## Instruction
Transcribe every line exactly and omit anything that is a picture.

## Given data
________________
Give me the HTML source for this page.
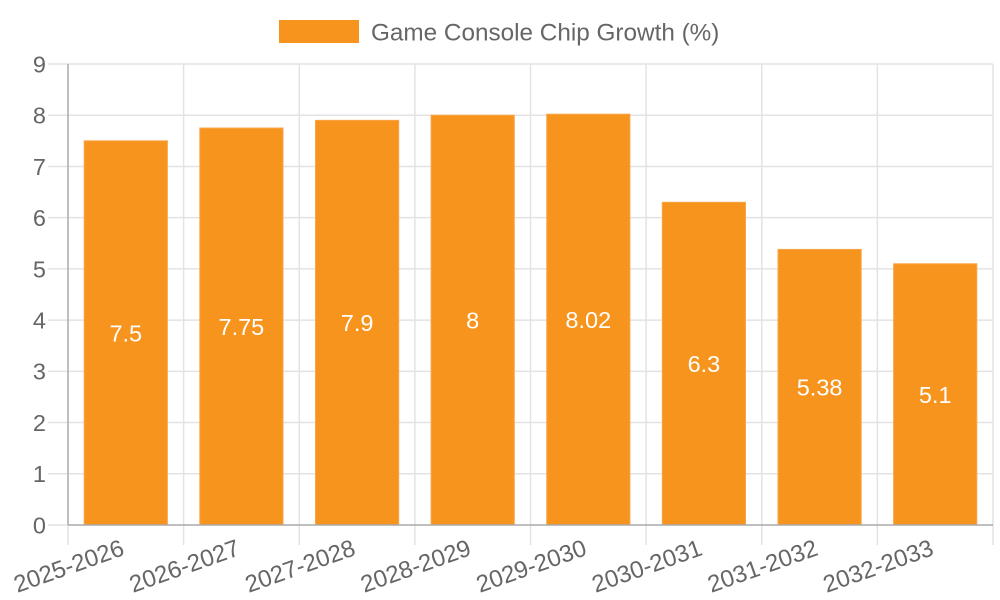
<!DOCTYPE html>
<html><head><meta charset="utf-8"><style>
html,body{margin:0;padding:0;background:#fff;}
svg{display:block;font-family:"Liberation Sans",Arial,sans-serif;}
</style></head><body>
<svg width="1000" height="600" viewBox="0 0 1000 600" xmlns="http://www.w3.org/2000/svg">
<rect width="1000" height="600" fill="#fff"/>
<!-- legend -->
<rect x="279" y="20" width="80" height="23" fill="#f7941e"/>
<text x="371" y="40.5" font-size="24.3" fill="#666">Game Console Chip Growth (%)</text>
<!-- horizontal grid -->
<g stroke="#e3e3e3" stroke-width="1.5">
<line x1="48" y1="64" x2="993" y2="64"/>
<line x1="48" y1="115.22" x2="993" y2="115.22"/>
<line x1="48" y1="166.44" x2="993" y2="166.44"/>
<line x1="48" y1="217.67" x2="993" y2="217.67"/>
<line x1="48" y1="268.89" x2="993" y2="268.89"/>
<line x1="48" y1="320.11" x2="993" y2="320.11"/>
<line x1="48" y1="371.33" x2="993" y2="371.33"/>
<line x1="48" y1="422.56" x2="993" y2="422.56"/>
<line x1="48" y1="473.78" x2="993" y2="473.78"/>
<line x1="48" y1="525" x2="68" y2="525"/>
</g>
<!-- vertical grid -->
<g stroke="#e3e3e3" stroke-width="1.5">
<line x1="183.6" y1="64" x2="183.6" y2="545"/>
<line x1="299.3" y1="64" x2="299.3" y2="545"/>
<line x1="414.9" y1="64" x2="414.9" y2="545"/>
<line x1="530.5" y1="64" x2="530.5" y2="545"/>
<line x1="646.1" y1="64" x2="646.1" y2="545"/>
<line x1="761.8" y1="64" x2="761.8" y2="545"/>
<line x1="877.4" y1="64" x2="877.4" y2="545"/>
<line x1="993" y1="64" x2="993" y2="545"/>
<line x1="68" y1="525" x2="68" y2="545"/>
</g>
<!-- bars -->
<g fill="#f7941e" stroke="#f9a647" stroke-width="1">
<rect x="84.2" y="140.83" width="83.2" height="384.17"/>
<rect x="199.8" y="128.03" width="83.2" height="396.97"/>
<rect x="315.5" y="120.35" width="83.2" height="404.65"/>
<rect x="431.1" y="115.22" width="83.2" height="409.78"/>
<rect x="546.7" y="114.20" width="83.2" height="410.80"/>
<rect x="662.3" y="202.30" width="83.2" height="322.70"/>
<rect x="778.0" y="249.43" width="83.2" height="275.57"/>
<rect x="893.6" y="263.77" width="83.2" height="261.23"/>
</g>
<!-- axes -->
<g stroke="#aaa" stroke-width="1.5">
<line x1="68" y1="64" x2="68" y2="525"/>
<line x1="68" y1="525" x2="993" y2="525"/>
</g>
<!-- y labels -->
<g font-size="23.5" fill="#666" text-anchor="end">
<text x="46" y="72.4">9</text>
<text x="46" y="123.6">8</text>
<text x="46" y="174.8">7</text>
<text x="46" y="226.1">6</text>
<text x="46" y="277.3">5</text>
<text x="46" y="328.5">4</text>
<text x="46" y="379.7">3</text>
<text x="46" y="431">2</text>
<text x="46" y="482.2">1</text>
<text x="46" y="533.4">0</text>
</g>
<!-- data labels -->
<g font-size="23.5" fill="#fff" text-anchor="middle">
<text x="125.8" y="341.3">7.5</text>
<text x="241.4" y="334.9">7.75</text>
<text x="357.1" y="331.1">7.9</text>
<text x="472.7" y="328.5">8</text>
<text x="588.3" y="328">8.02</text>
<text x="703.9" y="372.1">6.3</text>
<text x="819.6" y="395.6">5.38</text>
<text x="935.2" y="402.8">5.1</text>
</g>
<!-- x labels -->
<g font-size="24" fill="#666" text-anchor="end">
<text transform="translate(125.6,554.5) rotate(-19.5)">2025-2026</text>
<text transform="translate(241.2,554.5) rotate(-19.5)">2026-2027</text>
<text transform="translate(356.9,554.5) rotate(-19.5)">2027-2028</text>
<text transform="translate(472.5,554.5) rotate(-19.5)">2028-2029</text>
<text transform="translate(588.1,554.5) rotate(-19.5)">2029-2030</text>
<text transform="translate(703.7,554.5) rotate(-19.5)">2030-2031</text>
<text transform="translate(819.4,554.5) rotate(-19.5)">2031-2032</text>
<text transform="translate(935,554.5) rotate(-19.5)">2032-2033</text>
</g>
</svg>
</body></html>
________________
## Solution
Give me the HTML source for this page.
<!DOCTYPE html>
<html><head><meta charset="utf-8"><style>
html,body{margin:0;padding:0;background:#fff;}
svg{display:block;font-family:"Liberation Sans",Arial,sans-serif;}
</style></head><body>
<svg width="1000" height="600" viewBox="0 0 1000 600" xmlns="http://www.w3.org/2000/svg">
<rect width="1000" height="600" fill="#fff"/>
<!-- legend -->
<rect x="279" y="20" width="80" height="23" fill="#f7941e"/>
<text x="371" y="40.5" font-size="24.3" fill="#666">Game Console Chip Growth (%)</text>
<!-- horizontal grid -->
<g stroke="#e3e3e3" stroke-width="1.5">
<line x1="48" y1="64" x2="993" y2="64"/>
<line x1="48" y1="115.22" x2="993" y2="115.22"/>
<line x1="48" y1="166.44" x2="993" y2="166.44"/>
<line x1="48" y1="217.67" x2="993" y2="217.67"/>
<line x1="48" y1="268.89" x2="993" y2="268.89"/>
<line x1="48" y1="320.11" x2="993" y2="320.11"/>
<line x1="48" y1="371.33" x2="993" y2="371.33"/>
<line x1="48" y1="422.56" x2="993" y2="422.56"/>
<line x1="48" y1="473.78" x2="993" y2="473.78"/>
<line x1="48" y1="525" x2="68" y2="525"/>
</g>
<!-- vertical grid -->
<g stroke="#e3e3e3" stroke-width="1.5">
<line x1="183.6" y1="64" x2="183.6" y2="545"/>
<line x1="299.3" y1="64" x2="299.3" y2="545"/>
<line x1="414.9" y1="64" x2="414.9" y2="545"/>
<line x1="530.5" y1="64" x2="530.5" y2="545"/>
<line x1="646.1" y1="64" x2="646.1" y2="545"/>
<line x1="761.8" y1="64" x2="761.8" y2="545"/>
<line x1="877.4" y1="64" x2="877.4" y2="545"/>
<line x1="993" y1="64" x2="993" y2="545"/>
<line x1="68" y1="525" x2="68" y2="545"/>
</g>
<!-- bars -->
<g fill="#f7941e" stroke="#f9a647" stroke-width="1">
<rect x="84.2" y="140.83" width="83.2" height="384.17"/>
<rect x="199.8" y="128.03" width="83.2" height="396.97"/>
<rect x="315.5" y="120.35" width="83.2" height="404.65"/>
<rect x="431.1" y="115.22" width="83.2" height="409.78"/>
<rect x="546.7" y="114.20" width="83.2" height="410.80"/>
<rect x="662.3" y="202.30" width="83.2" height="322.70"/>
<rect x="778.0" y="249.43" width="83.2" height="275.57"/>
<rect x="893.6" y="263.77" width="83.2" height="261.23"/>
</g>
<!-- axes -->
<g stroke="#aaa" stroke-width="1.5">
<line x1="68" y1="64" x2="68" y2="525"/>
<line x1="68" y1="525" x2="993" y2="525"/>
</g>
<!-- y labels -->
<g font-size="23.5" fill="#666" text-anchor="end">
<text x="46" y="72.4">9</text>
<text x="46" y="123.6">8</text>
<text x="46" y="174.8">7</text>
<text x="46" y="226.1">6</text>
<text x="46" y="277.3">5</text>
<text x="46" y="328.5">4</text>
<text x="46" y="379.7">3</text>
<text x="46" y="431">2</text>
<text x="46" y="482.2">1</text>
<text x="46" y="533.4">0</text>
</g>
<!-- data labels -->
<g font-size="23.5" fill="#fff" text-anchor="middle">
<text x="125.8" y="341.3">7.5</text>
<text x="241.4" y="334.9">7.75</text>
<text x="357.1" y="331.1">7.9</text>
<text x="472.7" y="328.5">8</text>
<text x="588.3" y="328">8.02</text>
<text x="703.9" y="372.1">6.3</text>
<text x="819.6" y="395.6">5.38</text>
<text x="935.2" y="402.8">5.1</text>
</g>
<!-- x labels -->
<g font-size="24" fill="#666" text-anchor="end">
<text transform="translate(125.6,554.5) rotate(-19.5)">2025-2026</text>
<text transform="translate(241.2,554.5) rotate(-19.5)">2026-2027</text>
<text transform="translate(356.9,554.5) rotate(-19.5)">2027-2028</text>
<text transform="translate(472.5,554.5) rotate(-19.5)">2028-2029</text>
<text transform="translate(588.1,554.5) rotate(-19.5)">2029-2030</text>
<text transform="translate(703.7,554.5) rotate(-19.5)">2030-2031</text>
<text transform="translate(819.4,554.5) rotate(-19.5)">2031-2032</text>
<text transform="translate(935,554.5) rotate(-19.5)">2032-2033</text>
</g>
</svg>
</body></html>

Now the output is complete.